Minnesota requires you to actively search for work every week you collect benefits. You need to keep a detailed log that includes the date of each application or contact, the company name, and the name of the person you spoke with. DEED conducts random audits of these records, and a claimant who cannot produce a verifiable search history faces benefit suspension or a requirement to repay funds already received.7Unemployment Insurance Minnesota. Information Handbook: Requesting Benefit Payments

This is where a lot of claims fall apart. People treat the job search log as a formality and jot down vague notes after the fact. If an auditor calls the employer you listed and nobody recognizes your name, that contact does not count. Record your searches as they happen, not from memory days later.

Tax Responsibilities

Unemployment benefits are taxable income under both federal and Minnesota state law. You can request that DEED withhold income taxes from each payment by logging into your account online or calling the automated phone system. If you skip withholding, plan to set aside money for a tax bill when you file your return.8Unemployment Insurance Minnesota. Deductions From Benefits

By the end of January each year, DEED mails a 1099-G form showing the total benefits paid to you during the prior year and any federal and state taxes withheld. You can also access the form online through your benefit account or request the information by phone. If the form has not appeared by January 31, contact DEED’s customer service line to request a replacement.9Unemployment Insurance Minnesota. Year-End Tax Information

Appealing a Denied Claim

If DEED denies your claim or your employer disputes it, you have 45 calendar days from the date the determination was sent to file an appeal. Miss that deadline and an unemployment law judge must dismiss your appeal as untimely, with very limited exceptions.10MN Revisor’s Office. Minnesota Statutes Section 268.105

Appeals are heard by telephone. To prepare, submit any supporting documents (screenshots of emails, termination letters, attendance records) to the Appeals Office at least five business days before your hearing. Mail copies of the same evidence to the opposing party. Late evidence risks being excluded. If you need a witness to testify, send a written subpoena request to the Appeals Office with the person’s name, phone number, and address, along with a description of what evidence they can provide.11Department of Employment and Economic Development. Appeal Hearing Guide: Prepare for Your Telephone Hearing

You can also request the names of the other party’s witnesses by sending a request directly to them by mail or email. They must respond within five calendar days. Knowing who will testify against you and what they are likely to say makes a meaningful difference in how you prepare.

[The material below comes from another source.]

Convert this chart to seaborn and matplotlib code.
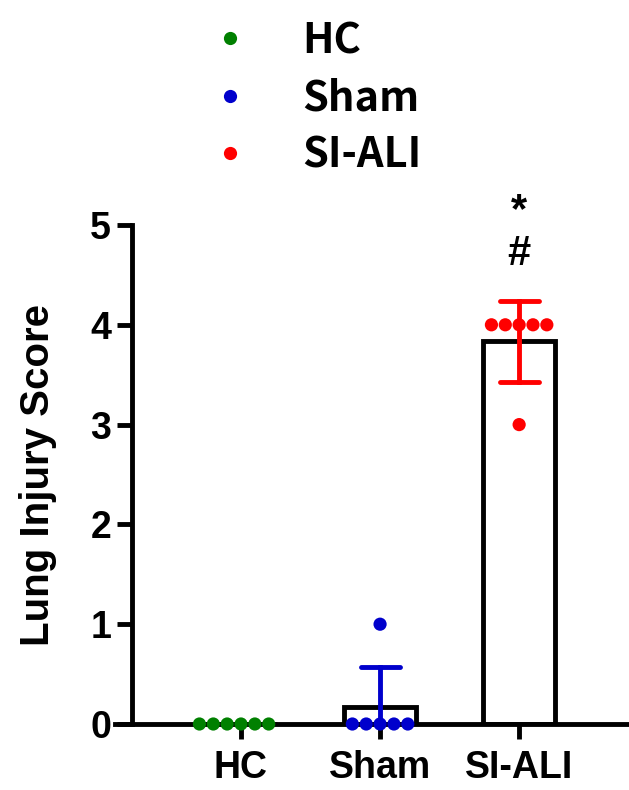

Overpayments and Penalties

If DEED determines you were overpaid, you are required to repay the excess amount to the state trust fund. How aggressively the state pursues repayment depends on whether the overpayment resulted from fraud.

For fraud overpayments, the consequences are harsh. On top of repaying every dollar, you are hit with a penalty equal to 40 percent of the overpaid amount and interest at 1 percent per month on any outstanding balance. You cannot collect any unemployment benefits again until the overpayment, penalties, and interest are all paid in full.12Unemployment Insurance Minnesota. Benefit Overpayments

Non-fraud overpayments are treated more leniently. DEED can offset the amount from future unemployment payments, though individual offsets generally cannot exceed 50 percent of a given week’s payment unless the overpayment resulted from your failure to report earnings. If a non-fraud overpayment goes unrecovered for six years after the determination, the state cancels the remaining balance.13Minnesota Legislature. Minnesota Statutes Section 268.18

The most common cause of overpayments is failing to report part-time earnings accurately on weekly requests. Even a few hours of freelance work or cash-paid labor counts. Report everything, every week, even when you are not sure whether it affects your benefit amount.